[Data extract]:
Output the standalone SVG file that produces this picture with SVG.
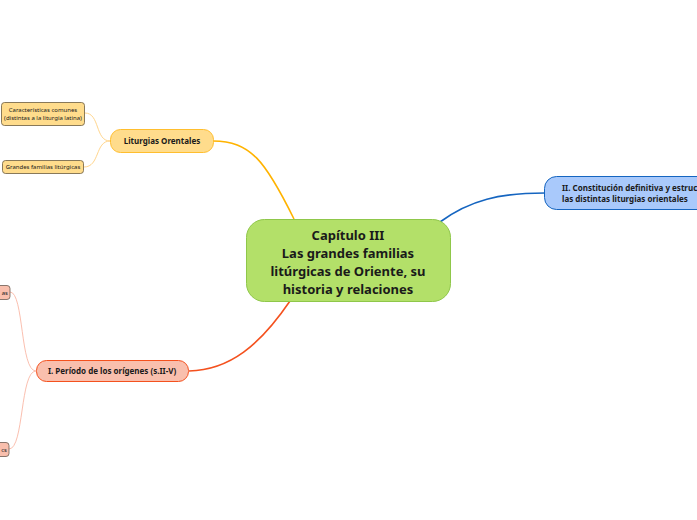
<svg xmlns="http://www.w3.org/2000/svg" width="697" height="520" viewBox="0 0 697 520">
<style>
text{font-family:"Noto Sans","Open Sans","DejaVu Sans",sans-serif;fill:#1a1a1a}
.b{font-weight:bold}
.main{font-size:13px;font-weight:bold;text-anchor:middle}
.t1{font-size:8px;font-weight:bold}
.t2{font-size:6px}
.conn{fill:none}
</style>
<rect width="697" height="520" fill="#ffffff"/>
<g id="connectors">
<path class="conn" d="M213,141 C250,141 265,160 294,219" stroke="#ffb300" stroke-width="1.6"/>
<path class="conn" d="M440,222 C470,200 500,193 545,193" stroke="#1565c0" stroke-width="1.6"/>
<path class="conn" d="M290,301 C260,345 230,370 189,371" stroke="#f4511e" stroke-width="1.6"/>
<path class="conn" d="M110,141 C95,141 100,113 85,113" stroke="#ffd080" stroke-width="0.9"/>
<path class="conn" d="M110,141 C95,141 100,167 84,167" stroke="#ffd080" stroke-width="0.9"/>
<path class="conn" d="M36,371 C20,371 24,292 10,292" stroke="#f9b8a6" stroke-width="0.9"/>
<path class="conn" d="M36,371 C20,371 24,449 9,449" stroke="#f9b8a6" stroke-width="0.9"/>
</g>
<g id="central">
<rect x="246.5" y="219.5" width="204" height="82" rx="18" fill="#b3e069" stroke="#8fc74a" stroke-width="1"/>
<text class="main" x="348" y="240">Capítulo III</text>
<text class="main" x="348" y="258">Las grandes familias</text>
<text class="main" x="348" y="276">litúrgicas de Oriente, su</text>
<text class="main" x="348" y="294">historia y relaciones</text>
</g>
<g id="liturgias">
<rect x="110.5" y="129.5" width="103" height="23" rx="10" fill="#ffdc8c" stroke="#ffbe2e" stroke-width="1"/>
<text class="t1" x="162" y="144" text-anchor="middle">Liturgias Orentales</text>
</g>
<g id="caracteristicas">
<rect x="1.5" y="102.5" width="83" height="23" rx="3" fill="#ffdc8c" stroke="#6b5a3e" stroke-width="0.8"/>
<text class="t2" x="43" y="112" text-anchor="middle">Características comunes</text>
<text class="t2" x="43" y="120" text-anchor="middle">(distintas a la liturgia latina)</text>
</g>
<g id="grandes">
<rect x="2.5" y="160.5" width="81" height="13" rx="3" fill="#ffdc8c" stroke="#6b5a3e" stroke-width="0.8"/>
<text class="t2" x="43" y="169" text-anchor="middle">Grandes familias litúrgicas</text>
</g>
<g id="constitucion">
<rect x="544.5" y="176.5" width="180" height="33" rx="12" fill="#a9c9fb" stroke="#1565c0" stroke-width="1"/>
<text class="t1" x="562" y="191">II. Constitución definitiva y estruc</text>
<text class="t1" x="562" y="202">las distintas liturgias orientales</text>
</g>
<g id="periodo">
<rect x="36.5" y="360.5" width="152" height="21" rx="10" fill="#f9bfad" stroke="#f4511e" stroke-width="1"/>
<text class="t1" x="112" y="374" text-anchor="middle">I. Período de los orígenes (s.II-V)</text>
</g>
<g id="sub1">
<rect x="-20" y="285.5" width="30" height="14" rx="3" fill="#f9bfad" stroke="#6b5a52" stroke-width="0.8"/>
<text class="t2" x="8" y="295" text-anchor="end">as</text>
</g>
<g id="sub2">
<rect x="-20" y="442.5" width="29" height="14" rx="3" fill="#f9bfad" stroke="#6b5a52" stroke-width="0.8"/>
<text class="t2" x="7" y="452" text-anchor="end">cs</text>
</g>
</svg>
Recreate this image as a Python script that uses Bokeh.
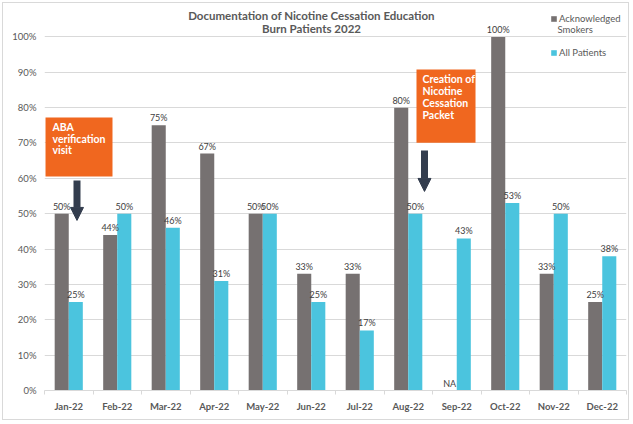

[Task details]: Copy the records exactly. Skip the pictures.

[Full response]:
Output the standalone SVG file that produces this picture with SVG.
<svg xmlns="http://www.w3.org/2000/svg" width="697" height="520" viewBox="0 0 697 520">
<style>
text{font-family:"Noto Sans","Open Sans","DejaVu Sans",sans-serif;fill:#1a1a1a}
.b{font-weight:bold}
.main{font-size:13px;font-weight:bold;text-anchor:middle}
.t1{font-size:8px;font-weight:bold}
.t2{font-size:6px}
.conn{fill:none}
</style>
<rect width="697" height="520" fill="#ffffff"/>
<g id="connectors">
<path class="conn" d="M213,141 C250,141 265,160 294,219" stroke="#ffb300" stroke-width="1.6"/>
<path class="conn" d="M440,222 C470,200 500,193 545,193" stroke="#1565c0" stroke-width="1.6"/>
<path class="conn" d="M290,301 C260,345 230,370 189,371" stroke="#f4511e" stroke-width="1.6"/>
<path class="conn" d="M110,141 C95,141 100,113 85,113" stroke="#ffd080" stroke-width="0.9"/>
<path class="conn" d="M110,141 C95,141 100,167 84,167" stroke="#ffd080" stroke-width="0.9"/>
<path class="conn" d="M36,371 C20,371 24,292 10,292" stroke="#f9b8a6" stroke-width="0.9"/>
<path class="conn" d="M36,371 C20,371 24,449 9,449" stroke="#f9b8a6" stroke-width="0.9"/>
</g>
<g id="central">
<rect x="246.5" y="219.5" width="204" height="82" rx="18" fill="#b3e069" stroke="#8fc74a" stroke-width="1"/>
<text class="main" x="348" y="240">Capítulo III</text>
<text class="main" x="348" y="258">Las grandes familias</text>
<text class="main" x="348" y="276">litúrgicas de Oriente, su</text>
<text class="main" x="348" y="294">historia y relaciones</text>
</g>
<g id="liturgias">
<rect x="110.5" y="129.5" width="103" height="23" rx="10" fill="#ffdc8c" stroke="#ffbe2e" stroke-width="1"/>
<text class="t1" x="162" y="144" text-anchor="middle">Liturgias Orentales</text>
</g>
<g id="caracteristicas">
<rect x="1.5" y="102.5" width="83" height="23" rx="3" fill="#ffdc8c" stroke="#6b5a3e" stroke-width="0.8"/>
<text class="t2" x="43" y="112" text-anchor="middle">Características comunes</text>
<text class="t2" x="43" y="120" text-anchor="middle">(distintas a la liturgia latina)</text>
</g>
<g id="grandes">
<rect x="2.5" y="160.5" width="81" height="13" rx="3" fill="#ffdc8c" stroke="#6b5a3e" stroke-width="0.8"/>
<text class="t2" x="43" y="169" text-anchor="middle">Grandes familias litúrgicas</text>
</g>
<g id="constitucion">
<rect x="544.5" y="176.5" width="180" height="33" rx="12" fill="#a9c9fb" stroke="#1565c0" stroke-width="1"/>
<text class="t1" x="562" y="191">II. Constitución definitiva y estruc</text>
<text class="t1" x="562" y="202">las distintas liturgias orientales</text>
</g>
<g id="periodo">
<rect x="36.5" y="360.5" width="152" height="21" rx="10" fill="#f9bfad" stroke="#f4511e" stroke-width="1"/>
<text class="t1" x="112" y="374" text-anchor="middle">I. Período de los orígenes (s.II-V)</text>
</g>
<g id="sub1">
<rect x="-20" y="285.5" width="30" height="14" rx="3" fill="#f9bfad" stroke="#6b5a52" stroke-width="0.8"/>
<text class="t2" x="8" y="295" text-anchor="end">as</text>
</g>
<g id="sub2">
<rect x="-20" y="442.5" width="29" height="14" rx="3" fill="#f9bfad" stroke="#6b5a52" stroke-width="0.8"/>
<text class="t2" x="7" y="452" text-anchor="end">cs</text>
</g>
</svg>
Recreate this image as a Python script that uses Bokeh.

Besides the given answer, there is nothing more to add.